# [What needs to be done]
Find the string "standalone" in the records. Copy every line it appears in.

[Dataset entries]
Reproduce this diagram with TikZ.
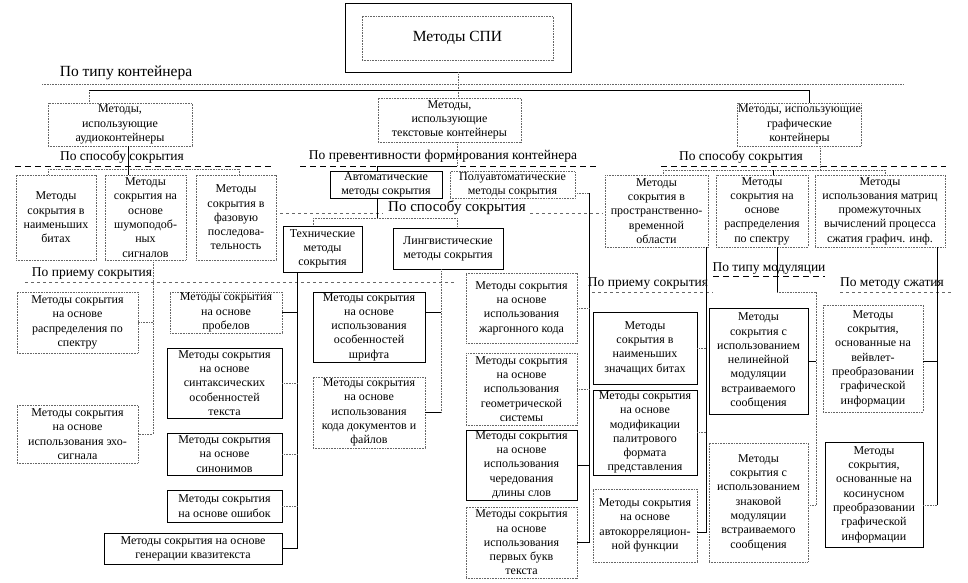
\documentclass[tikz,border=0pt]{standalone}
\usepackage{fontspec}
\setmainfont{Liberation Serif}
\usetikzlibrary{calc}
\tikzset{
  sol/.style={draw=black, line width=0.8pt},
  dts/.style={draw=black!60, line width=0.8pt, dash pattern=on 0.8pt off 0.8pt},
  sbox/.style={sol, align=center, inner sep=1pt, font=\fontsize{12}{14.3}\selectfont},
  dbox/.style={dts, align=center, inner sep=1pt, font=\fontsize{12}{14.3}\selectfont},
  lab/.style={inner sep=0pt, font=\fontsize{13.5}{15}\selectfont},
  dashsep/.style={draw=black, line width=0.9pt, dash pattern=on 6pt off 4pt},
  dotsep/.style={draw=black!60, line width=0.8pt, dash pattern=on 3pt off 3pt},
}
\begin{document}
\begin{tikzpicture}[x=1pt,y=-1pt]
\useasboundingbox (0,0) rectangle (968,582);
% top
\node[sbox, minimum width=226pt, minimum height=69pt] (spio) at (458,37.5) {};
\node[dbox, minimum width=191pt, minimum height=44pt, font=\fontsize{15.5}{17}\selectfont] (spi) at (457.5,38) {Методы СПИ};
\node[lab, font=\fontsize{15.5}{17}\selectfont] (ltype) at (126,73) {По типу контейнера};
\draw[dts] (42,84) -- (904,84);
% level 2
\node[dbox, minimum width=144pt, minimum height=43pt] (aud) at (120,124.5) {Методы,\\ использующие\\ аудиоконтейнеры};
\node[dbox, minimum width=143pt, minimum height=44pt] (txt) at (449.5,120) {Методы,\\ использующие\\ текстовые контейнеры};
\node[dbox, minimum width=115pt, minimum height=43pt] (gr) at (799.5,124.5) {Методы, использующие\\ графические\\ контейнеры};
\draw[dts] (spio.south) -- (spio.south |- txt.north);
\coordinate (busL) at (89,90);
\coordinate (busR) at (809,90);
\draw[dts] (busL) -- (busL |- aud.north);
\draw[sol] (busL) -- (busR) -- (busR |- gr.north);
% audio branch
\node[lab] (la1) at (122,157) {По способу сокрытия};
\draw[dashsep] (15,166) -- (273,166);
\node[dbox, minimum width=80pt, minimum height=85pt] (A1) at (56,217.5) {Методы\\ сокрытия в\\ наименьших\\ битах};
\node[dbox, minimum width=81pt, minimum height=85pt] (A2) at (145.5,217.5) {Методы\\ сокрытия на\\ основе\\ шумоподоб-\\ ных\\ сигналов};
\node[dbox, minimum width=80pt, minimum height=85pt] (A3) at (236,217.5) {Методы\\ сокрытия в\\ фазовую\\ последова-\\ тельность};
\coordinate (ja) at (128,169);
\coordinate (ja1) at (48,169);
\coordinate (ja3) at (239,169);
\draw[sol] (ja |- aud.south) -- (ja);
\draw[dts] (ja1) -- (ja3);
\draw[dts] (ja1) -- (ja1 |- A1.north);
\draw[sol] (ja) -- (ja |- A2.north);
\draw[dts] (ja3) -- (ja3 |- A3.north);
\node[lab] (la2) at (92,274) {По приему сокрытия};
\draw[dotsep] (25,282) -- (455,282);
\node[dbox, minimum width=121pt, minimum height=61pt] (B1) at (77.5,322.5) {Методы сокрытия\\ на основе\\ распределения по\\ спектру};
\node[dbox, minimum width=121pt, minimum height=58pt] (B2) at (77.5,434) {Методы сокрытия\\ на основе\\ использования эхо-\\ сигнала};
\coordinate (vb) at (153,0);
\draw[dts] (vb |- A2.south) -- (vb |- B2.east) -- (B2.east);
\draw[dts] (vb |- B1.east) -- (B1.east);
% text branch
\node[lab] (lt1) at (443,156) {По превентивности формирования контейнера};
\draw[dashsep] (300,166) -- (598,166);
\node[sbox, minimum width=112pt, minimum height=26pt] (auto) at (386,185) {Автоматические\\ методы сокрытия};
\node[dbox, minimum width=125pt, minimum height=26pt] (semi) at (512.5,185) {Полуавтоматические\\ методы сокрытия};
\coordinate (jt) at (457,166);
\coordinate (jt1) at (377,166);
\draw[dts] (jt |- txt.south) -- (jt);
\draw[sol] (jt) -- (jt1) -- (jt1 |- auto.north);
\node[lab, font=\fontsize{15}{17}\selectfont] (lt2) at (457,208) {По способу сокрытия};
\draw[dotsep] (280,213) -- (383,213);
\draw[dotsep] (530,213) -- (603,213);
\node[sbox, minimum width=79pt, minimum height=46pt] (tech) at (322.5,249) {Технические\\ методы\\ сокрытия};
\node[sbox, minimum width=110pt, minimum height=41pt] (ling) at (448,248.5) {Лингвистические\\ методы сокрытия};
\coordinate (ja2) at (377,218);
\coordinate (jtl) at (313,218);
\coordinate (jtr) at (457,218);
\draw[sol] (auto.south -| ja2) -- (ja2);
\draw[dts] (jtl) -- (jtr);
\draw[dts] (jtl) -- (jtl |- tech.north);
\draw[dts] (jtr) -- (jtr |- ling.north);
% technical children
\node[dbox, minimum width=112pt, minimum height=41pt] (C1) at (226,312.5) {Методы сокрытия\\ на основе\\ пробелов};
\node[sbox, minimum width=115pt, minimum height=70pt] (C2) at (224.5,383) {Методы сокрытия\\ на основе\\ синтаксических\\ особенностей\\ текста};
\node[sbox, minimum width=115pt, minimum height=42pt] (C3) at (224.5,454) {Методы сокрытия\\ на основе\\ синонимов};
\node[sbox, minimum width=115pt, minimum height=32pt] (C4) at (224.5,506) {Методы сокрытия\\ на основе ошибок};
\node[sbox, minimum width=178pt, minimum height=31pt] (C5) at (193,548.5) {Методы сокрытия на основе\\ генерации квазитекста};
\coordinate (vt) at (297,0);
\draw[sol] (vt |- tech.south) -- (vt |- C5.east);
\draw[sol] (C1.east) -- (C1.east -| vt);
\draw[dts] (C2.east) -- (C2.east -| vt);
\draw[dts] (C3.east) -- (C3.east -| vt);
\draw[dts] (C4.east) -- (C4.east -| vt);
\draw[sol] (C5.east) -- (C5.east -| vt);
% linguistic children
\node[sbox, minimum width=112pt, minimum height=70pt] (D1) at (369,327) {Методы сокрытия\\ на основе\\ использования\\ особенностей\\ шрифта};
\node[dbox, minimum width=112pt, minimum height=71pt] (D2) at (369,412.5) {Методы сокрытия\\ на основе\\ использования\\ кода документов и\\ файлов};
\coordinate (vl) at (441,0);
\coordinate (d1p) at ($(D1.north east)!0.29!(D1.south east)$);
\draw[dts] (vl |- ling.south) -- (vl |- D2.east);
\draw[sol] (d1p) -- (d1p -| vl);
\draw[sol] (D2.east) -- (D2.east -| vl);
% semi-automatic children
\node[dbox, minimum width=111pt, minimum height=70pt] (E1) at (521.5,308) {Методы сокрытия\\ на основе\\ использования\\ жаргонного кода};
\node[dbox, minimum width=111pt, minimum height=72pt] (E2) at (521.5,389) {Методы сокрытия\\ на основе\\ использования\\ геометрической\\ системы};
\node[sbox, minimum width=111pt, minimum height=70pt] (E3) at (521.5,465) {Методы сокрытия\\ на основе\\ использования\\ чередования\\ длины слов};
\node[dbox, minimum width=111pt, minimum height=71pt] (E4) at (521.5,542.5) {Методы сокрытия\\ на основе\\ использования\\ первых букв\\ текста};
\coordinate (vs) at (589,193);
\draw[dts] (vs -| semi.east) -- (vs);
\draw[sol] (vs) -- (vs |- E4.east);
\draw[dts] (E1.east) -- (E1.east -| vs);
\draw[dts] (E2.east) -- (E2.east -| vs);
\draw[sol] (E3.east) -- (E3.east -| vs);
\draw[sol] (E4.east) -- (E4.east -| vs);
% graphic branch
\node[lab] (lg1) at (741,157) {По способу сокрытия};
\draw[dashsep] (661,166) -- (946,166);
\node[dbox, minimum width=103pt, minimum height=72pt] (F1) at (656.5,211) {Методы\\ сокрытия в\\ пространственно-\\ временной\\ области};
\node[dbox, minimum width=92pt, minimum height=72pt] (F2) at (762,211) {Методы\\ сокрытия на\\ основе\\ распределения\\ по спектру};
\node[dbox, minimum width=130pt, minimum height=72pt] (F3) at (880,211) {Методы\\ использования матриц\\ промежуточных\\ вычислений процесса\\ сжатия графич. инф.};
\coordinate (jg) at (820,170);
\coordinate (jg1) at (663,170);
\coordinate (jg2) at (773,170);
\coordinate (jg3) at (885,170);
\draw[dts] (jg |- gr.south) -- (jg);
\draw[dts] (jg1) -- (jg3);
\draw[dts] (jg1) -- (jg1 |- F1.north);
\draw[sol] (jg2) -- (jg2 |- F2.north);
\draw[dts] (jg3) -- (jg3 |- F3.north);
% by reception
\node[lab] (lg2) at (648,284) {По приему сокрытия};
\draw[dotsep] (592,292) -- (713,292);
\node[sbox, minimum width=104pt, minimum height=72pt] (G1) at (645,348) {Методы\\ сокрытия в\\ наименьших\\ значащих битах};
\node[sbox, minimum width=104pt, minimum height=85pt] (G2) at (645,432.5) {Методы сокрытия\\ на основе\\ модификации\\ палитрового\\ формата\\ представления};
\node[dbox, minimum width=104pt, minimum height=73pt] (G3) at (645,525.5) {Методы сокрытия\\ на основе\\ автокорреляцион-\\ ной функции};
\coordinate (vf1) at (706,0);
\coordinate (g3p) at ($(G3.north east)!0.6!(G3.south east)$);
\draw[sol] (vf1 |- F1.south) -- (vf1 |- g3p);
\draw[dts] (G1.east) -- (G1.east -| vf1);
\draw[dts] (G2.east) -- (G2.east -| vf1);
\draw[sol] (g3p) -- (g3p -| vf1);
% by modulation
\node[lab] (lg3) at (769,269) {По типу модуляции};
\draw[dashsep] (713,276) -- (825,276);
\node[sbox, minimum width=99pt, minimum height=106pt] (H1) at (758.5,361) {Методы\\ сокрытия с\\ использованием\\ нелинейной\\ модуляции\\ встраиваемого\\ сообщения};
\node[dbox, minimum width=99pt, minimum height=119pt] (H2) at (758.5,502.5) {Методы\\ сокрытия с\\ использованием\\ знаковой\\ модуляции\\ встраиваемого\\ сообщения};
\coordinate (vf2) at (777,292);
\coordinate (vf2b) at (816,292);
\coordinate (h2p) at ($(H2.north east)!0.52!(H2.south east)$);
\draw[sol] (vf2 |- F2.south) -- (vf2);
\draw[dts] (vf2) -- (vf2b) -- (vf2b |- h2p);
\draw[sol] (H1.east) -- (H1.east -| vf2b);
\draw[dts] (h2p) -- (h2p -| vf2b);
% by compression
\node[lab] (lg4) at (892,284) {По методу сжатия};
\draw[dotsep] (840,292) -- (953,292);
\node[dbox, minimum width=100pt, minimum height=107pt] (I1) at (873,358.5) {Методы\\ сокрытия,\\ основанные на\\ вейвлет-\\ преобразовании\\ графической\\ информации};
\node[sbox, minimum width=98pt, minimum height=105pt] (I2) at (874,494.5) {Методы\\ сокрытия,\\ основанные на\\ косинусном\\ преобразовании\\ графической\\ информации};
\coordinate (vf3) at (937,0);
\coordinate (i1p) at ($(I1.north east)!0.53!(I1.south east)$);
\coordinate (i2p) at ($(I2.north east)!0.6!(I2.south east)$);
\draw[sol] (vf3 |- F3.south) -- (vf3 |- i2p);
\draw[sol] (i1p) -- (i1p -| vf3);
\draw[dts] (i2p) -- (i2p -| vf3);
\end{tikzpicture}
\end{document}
==
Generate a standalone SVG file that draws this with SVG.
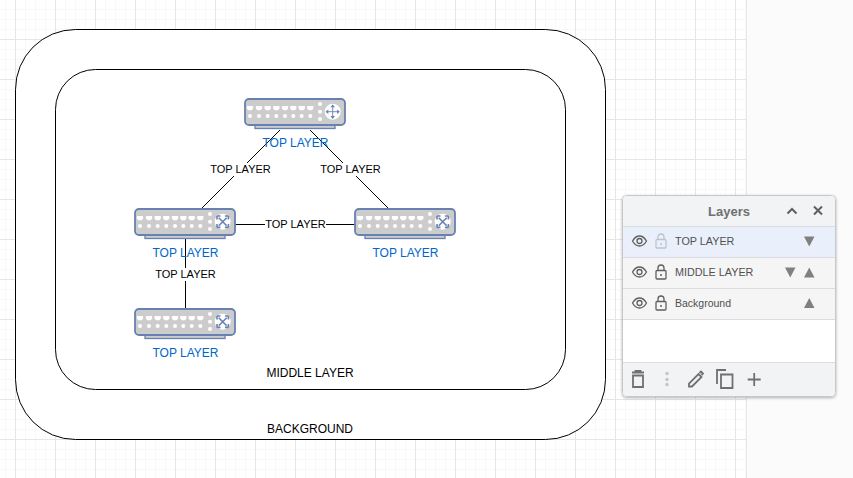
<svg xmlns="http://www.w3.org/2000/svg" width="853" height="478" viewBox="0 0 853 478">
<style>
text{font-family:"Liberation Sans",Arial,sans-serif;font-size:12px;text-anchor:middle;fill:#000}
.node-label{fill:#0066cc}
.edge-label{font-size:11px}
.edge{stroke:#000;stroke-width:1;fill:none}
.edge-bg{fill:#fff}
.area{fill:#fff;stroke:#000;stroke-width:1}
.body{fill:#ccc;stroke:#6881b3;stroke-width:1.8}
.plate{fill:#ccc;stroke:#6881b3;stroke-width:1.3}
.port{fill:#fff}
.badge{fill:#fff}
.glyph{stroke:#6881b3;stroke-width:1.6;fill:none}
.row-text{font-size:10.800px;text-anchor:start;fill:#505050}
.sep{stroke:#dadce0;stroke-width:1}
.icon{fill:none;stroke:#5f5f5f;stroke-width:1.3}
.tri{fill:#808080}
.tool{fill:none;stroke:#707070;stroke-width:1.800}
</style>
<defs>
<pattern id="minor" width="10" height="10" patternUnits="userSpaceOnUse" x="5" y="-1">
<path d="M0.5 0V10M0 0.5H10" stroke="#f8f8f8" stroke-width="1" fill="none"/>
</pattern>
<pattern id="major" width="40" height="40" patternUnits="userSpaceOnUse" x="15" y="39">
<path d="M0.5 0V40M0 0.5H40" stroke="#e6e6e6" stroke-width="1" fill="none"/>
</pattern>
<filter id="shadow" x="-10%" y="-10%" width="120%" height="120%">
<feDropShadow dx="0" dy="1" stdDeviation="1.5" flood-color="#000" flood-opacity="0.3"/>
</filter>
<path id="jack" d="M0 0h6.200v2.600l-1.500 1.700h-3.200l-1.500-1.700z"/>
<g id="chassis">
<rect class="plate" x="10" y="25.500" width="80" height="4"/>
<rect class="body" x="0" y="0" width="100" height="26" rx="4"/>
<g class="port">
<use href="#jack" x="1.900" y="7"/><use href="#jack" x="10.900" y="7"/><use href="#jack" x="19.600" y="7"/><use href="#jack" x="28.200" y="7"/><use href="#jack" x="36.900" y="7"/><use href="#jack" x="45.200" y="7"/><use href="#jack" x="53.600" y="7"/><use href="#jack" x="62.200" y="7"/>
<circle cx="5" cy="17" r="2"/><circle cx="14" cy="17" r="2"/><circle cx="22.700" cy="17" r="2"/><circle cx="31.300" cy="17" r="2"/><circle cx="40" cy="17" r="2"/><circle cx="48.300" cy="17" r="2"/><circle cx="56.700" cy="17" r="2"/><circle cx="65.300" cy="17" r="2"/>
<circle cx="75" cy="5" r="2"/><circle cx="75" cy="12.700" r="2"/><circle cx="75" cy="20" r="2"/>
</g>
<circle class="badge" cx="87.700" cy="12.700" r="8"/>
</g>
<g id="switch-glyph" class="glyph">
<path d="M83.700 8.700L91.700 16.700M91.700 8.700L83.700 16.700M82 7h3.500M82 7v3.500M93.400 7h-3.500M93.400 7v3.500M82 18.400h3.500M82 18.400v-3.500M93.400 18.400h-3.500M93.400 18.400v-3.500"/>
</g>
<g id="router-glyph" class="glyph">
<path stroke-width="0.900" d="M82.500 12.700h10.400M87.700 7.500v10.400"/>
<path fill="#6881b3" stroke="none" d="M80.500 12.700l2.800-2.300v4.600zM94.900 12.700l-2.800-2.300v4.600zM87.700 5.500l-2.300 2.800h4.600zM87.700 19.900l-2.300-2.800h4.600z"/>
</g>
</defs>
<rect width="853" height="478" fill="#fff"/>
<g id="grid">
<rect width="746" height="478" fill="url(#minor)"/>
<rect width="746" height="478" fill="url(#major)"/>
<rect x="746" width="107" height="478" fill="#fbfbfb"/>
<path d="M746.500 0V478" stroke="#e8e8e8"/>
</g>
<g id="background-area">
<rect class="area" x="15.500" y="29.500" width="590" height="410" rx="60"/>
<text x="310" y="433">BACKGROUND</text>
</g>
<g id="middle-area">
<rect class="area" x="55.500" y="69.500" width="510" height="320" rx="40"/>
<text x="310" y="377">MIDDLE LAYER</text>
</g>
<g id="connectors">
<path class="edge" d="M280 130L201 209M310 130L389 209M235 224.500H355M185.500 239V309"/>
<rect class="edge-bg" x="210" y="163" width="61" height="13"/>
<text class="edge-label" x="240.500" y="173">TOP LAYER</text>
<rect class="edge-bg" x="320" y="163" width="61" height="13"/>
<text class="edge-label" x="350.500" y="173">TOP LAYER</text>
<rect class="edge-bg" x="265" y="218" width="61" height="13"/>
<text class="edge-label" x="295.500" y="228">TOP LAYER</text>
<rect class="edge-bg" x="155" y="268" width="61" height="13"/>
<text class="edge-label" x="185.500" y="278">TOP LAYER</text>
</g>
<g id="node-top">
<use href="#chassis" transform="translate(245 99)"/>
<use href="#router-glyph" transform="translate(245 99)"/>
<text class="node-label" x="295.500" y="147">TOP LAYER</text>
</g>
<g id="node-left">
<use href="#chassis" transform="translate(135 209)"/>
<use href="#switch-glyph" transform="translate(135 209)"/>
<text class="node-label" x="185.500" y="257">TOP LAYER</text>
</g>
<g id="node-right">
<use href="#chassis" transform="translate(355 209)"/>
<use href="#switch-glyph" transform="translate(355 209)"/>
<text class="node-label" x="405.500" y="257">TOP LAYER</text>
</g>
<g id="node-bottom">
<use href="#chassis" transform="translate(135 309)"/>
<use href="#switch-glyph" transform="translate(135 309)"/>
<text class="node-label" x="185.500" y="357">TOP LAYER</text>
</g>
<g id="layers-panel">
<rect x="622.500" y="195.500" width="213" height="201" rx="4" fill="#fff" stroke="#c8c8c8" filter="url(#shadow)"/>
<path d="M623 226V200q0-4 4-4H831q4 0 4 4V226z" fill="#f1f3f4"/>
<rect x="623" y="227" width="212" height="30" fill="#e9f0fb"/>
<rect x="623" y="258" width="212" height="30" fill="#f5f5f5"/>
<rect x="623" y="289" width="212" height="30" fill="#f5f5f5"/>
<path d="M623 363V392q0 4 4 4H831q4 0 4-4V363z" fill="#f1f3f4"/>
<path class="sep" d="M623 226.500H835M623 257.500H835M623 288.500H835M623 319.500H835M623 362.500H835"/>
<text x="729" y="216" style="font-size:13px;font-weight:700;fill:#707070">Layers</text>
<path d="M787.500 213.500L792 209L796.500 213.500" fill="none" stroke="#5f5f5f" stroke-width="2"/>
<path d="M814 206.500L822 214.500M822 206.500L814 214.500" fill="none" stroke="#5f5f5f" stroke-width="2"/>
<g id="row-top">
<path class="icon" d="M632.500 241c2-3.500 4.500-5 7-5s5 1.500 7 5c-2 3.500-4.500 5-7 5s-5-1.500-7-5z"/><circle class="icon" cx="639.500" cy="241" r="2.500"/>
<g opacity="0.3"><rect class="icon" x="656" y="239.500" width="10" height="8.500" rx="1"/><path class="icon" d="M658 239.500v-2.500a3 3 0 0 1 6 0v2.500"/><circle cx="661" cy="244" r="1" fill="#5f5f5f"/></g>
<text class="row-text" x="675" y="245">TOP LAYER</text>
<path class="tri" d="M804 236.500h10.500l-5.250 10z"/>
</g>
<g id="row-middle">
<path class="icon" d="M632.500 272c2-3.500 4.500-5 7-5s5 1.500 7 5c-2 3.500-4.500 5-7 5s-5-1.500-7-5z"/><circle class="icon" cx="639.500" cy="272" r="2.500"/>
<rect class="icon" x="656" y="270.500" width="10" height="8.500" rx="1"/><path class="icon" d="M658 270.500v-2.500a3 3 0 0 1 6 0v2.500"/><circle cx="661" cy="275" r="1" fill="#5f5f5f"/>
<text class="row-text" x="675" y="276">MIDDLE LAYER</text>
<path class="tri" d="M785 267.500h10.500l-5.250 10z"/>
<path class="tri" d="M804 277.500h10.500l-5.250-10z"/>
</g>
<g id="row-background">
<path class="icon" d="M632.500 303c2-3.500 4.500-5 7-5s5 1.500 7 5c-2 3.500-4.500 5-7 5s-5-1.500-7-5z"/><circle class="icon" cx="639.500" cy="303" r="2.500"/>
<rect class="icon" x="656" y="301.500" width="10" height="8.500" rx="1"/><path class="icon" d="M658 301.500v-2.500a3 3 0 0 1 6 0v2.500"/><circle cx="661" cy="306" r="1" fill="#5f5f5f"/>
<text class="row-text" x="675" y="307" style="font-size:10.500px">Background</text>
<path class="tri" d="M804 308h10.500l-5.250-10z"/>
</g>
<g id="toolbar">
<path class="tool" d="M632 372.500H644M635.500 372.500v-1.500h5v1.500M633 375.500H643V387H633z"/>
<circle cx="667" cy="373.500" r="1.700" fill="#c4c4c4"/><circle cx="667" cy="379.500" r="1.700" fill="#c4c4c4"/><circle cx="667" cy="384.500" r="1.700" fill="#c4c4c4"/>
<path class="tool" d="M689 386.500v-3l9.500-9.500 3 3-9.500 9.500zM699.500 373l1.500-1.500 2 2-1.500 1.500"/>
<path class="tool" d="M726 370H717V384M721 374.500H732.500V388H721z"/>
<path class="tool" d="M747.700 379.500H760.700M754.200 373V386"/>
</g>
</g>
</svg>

# [Task response]
\documentclass[tikz,border=0pt]{standalone}
Generate a standalone SVG file that draws this with SVG.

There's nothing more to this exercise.